China’s Top Meteorologist: ‘Serious Threat’ Of Climate Change Could Have ‘Huge Impacts’

CREDIT: flickr/ Bert van Dijk

The Miyun reservoir, 100 miles north of Beijing, is the main water source for the city's more than 20 million inhabitants. Greater agricultural demands and a decline in precipitation, among other factors, have cut the reservoir's output by two-thirds since the 1960s.

It’s World Meteorological Day and China’s top meteorologist is worried about climate change. Over the weekend Zheng Guoguang, chief of China’s Meteorological Administration, made an unusually frank and straightforward admission about the “huge impact” that climate change could have on the country.

Zheng told state media on Sunday that rising temperatures would reduce crop yields, lead to “ecological degradation” and create unstable river flows that threaten major hydropower projects.

“As the world warms, risks of climate change and climate disasters to China could become more grave,” Zheng said, also noting that temperature increases in mainland China over the last 100 years have exceeded global averages.

“To face the challenges from past and future climate change, we must respect nature and live in harmony with it,” he said. “We must promote the idea of nature and emphasize climate security.”

This open avowal of the risks of climate change may be becoming a trend in the country known for its tight-lipped bureaucracy. Zheng’s statement comes just weeks after China’s new environment minister Chen Jining said that “Under the Dome,” an extremely popular documentary about Chinese air pollution, reflected “growing public concern over environmental protection and threats to human health.”

That Zheng’s remarks came just before the United Nations’ World Meteorological Day is an appropriate indicator of the links between weather and climate change. While often misconstrued by politicians and the media, climate is the long-term trend of weather: A cold, snowy winter in Boston doesn’t disprove human-caused climate change, but climate change could cause winters in Boston to become colder and snowier on average.

Weather predictions have improved dramatically over the last few decades — a five-day forecast is now as accurate as a two-day forecast was 25 years ago. As climate predictions improve along a similar trajectory, the information will be used to guide climate resiliency plans, reduce disaster risks, manage agriculture, and better oversee energy and water systems.
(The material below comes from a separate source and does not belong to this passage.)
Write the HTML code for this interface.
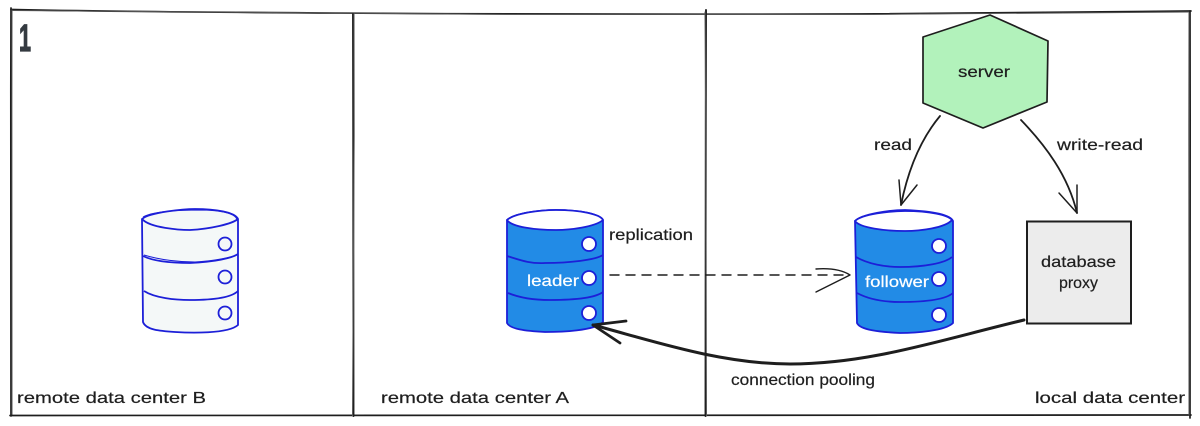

“This revolution in climate knowledge is just beginning,” states the World Meteorological Association. “In five to 10 years people will become just as familiar with using climate predictions as they are with weather forecasts.”

In a statement noting the significance of the day, Ban Ki-moon, Secretary-General of the UN, said that “extreme weather and changing climatic patterns are having a growing impact on our planet and on human well-being.” He went on to say that climate change is increasing the intensity and frequency of extreme weather and “threatening water and food security in many parts of the world.”

China and the U.S. combined account for about 45 percent of global greenhouse gas emissions. Any future climate agreement hinges on the participation of these two industrial powerhouses. With leaders gathering in Paris at the end of the year in an effort to finalize a new climate pact, China’s every action relating to climate and environmental progress is being closely scrutinized.

China’s place in the ongoing discussion was elevated at the end of 2014 when the country made a made a powerful joint pledge with the U.S. to limit greenhouse gas emissions during President Obama’s visit to the Chinese capital. In the pledge, the U.S. committed to cut its emissions 26 to 28 percent below 2005 levels by 2025 and China agreed to get 20 percent of its energy from non-fossil-fuel sources by 2030 and to peak greenhouse gas emissions that same year.